What is brilliant about Black Swan's twisted, creepy narrative and cinematic manipulations to pull it off is the elegant way the audience follows Nina along a slow and increasingly pronounced descent into psychosis. Employing an excellent device in filmmaking grammar, the director paints a bad-trip art house paranoia through a fundamentally telling use of camera angles, by consistently positioning the lens directly behind Nina. This delivers that Hitchcockian or Stephen King-esque terror of being followed by an unseen villain, perpetually stalking the protagonist as if literally breathing down her neck without her awareness. However, allusions to this dark shadow, to this menacing evil, punctuate the story.
Like most protagonists in a psychological thriller, suspense, or horror flick, the character most at risk becomes increasingly aware of her peril. In Nina's case, foreshadowing references to a nightmare slowly enveloping her reality are hallucinatory gooseflesh ripples that pierce Nina's body, in strobe-lit flashes, with acoustic accompaniments of spine-chilling Voldemort-meets-Darth Vader hisses. These hauntingly visceral flourishes escalate in pitch until Nina's moment of truth. Camerawork and surreal stage-setting characterized by tacit restraint burst the levy and the audience finally feasts on Nina's diabolical transformation into a full embodiment of the lustfully seductive, Kafkaesque black swan. Nina must summon the miasmic wrath that her delicate, alabaster purism, and perfectionistic dedication to controlled technique choke on. She wrestles with the drum-tight tension between both roles she has been selected to play. She must navigate beyond her comfort zone - the virtuosity of executing graceful majesty of the white swan - to anthropomorphize the gruesome alter-ego of the primal, id-dictated black swan.
Sure it can be argued that there are bathetic moments (pat lines like "The only one standing in your way is you"). Or overblown pathos, like the hyped-up timbre of pretension and bombast that saturate the institution of ballet and the choice for the film to be set in one of the preeminent landscapes of the art form, Lincoln Center in New York City. Also, the production is a newly stylized interpretation of arguably the most well-known ballet (next to The Nutcracker), "Swan Lake." And all the ballerinas are as stereotypically cutthroat and competitive as the industry is accused of boasting. But "Black Swan" manages to evade stepping explicitly into any of these overdone trappings, because each element is self-consciously explored for what it is and the film seems to recognize and accept the bravado in which it is ensconced, without apologizing. Moreover, ballet dancers can be as backstabbing and vindictive as Aronofsky depicts, and, as one clever critique put it (Jett Loe http://thefilmtalk.com/movie-review-podcast/), "No one was hurt at the explosion of the cliché factory." Sarcasm aside, the cliché of heroine being haunted by her dark shadow, in a world blurring the line between delusion and reality, remains fair game when approached with fresh energy.

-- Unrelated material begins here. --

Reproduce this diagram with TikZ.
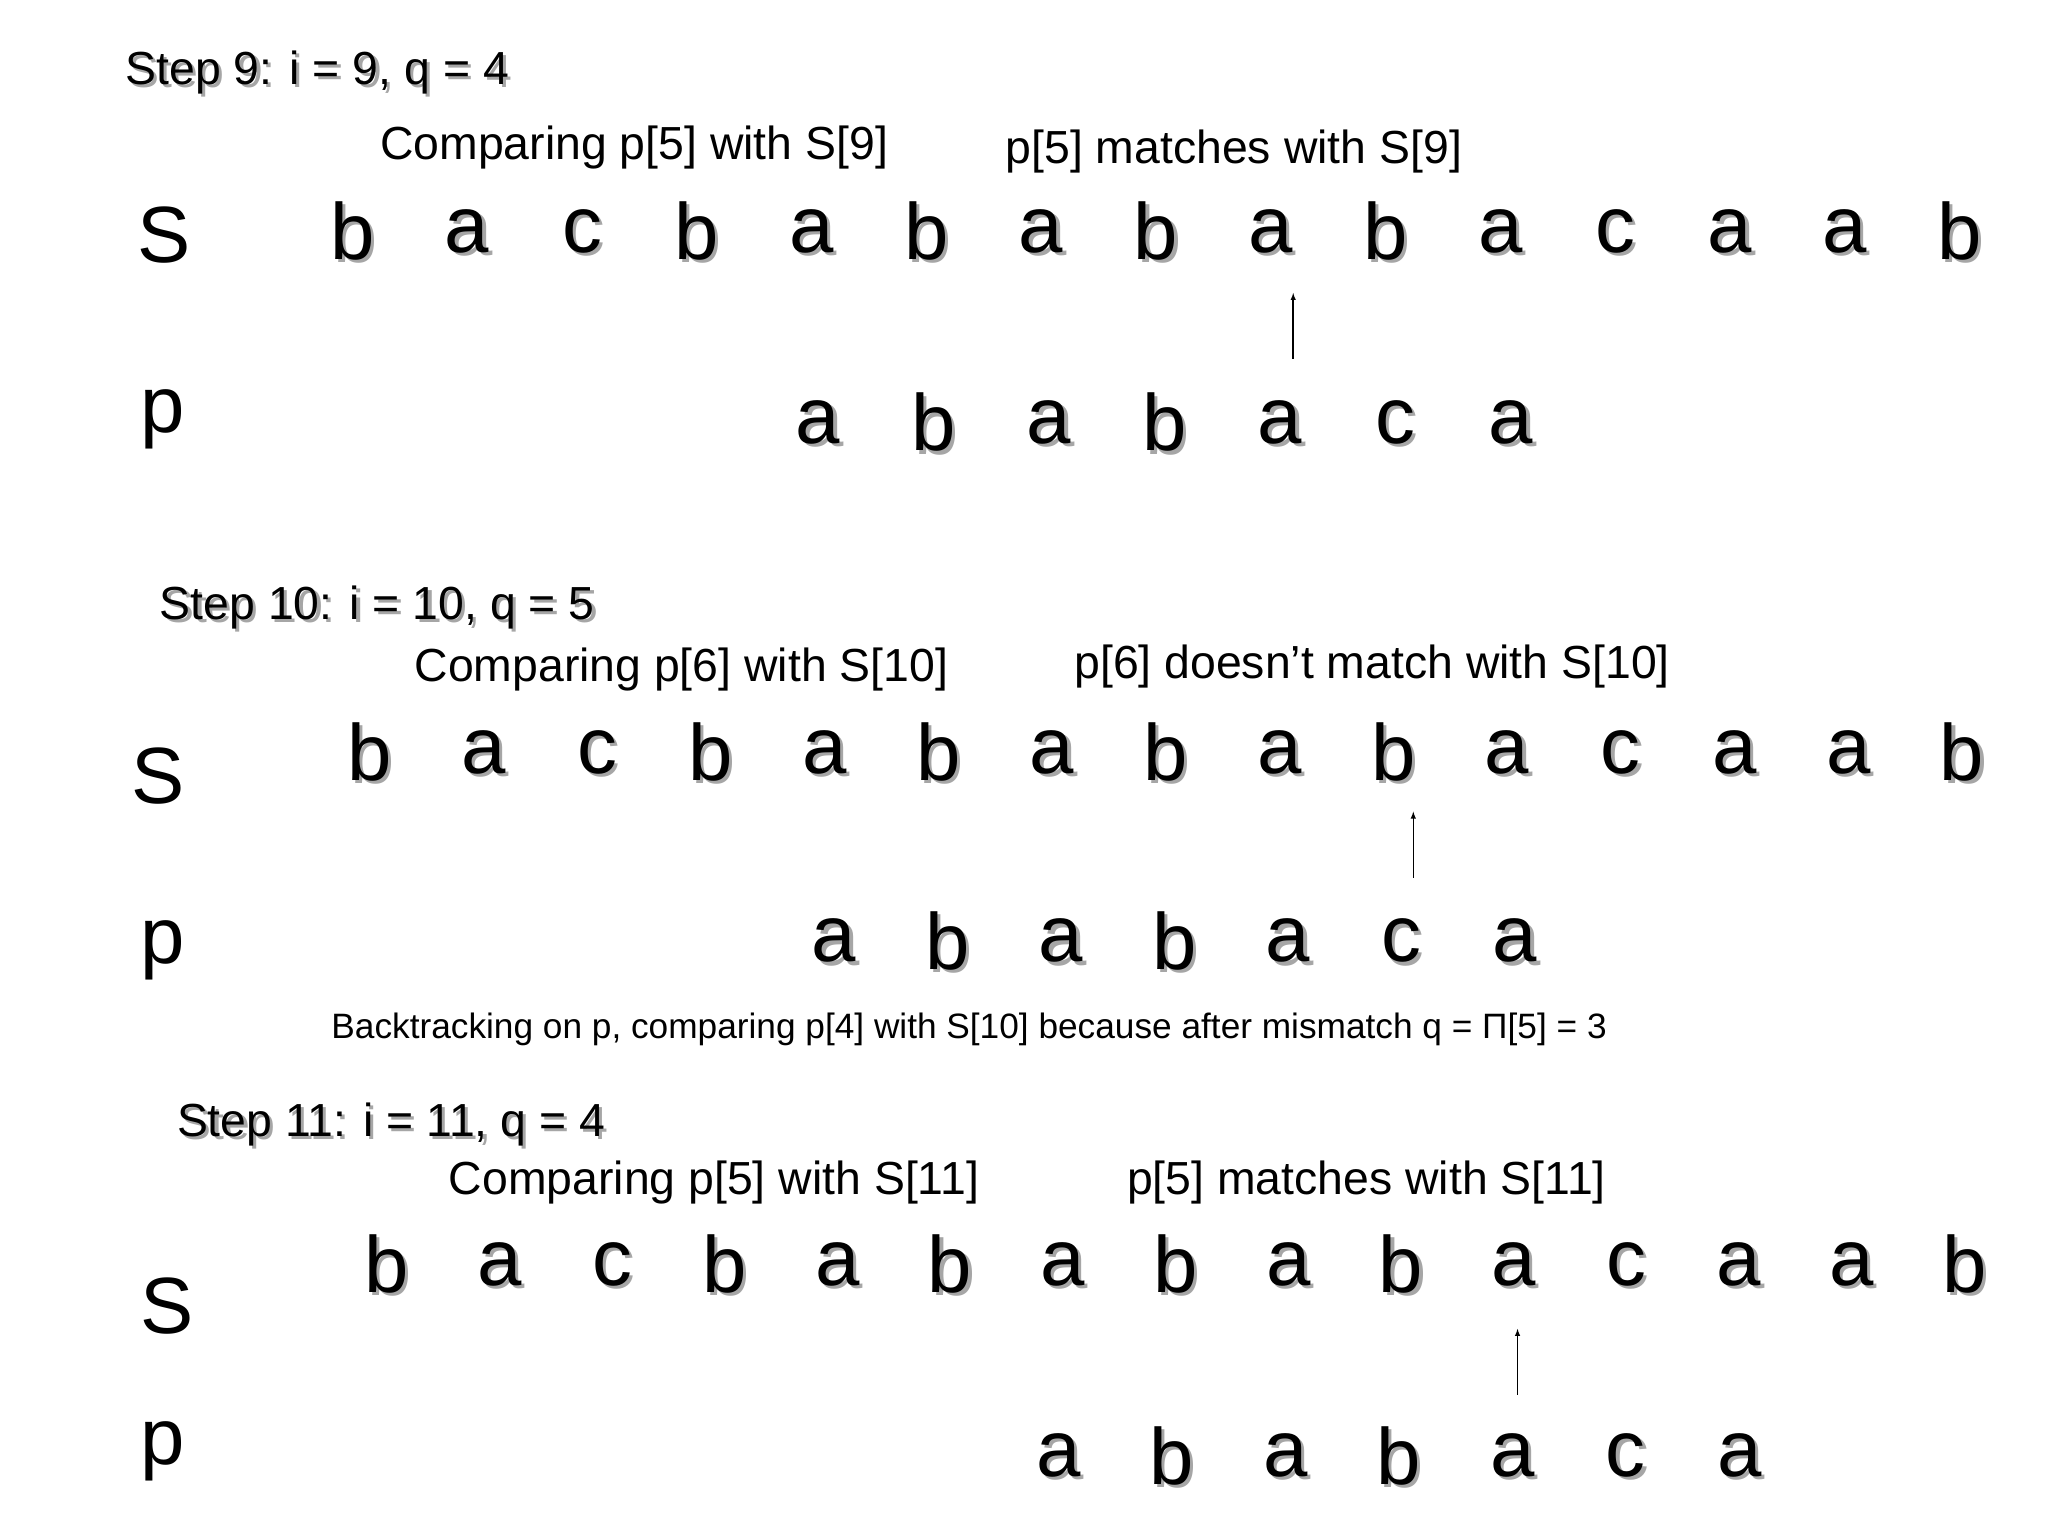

The director admits to being heavily inspired by Dostoyevsky's The Double, where a clerk begins to enter lunacy after seeing someone who looks exactly like him but possessed of the appealing traits his timid self lacks. This theme applies to Nina's character arc, yet the twisted juxtaposition is mesmerizingly delivered. The way in which her surpassing beauty is star-crossed with a satanic pact whereby her freedom cannot be attained without a plummet into self-destruction is worthy of the Oscar nomination for Best Picture it received. Portman's masterpiece of both acting and ballet dancing is likewise deserving of her recognition of Best Actress at the Academy Awards.
Additional kudos must go out to Barbara Hershey who puts in a 5 star, Carrie-reminiscent performance as Nina's pathologically oppressive and perfectionistic mother. There could not have been more fitting casting of the face-lifted(ly fake-looking), aging Hershey, to mirror the porcelain-like doll she has jailed Nina into embodying. Nina is as trapped as the miniature ballerina figurine who twirls an endless pirouette in the center of the music box on her bedside table. This music box was once a melody of refuge and fantasy as a child, the repository of her pointe-perfect dreams. As the film evolves, the eerie tinkle of Tchaikovsky's "Swan Lake" now wafts evanescently into the suffocating air as a dirge-like tolling of the inexorable fusion of perfection and destruction.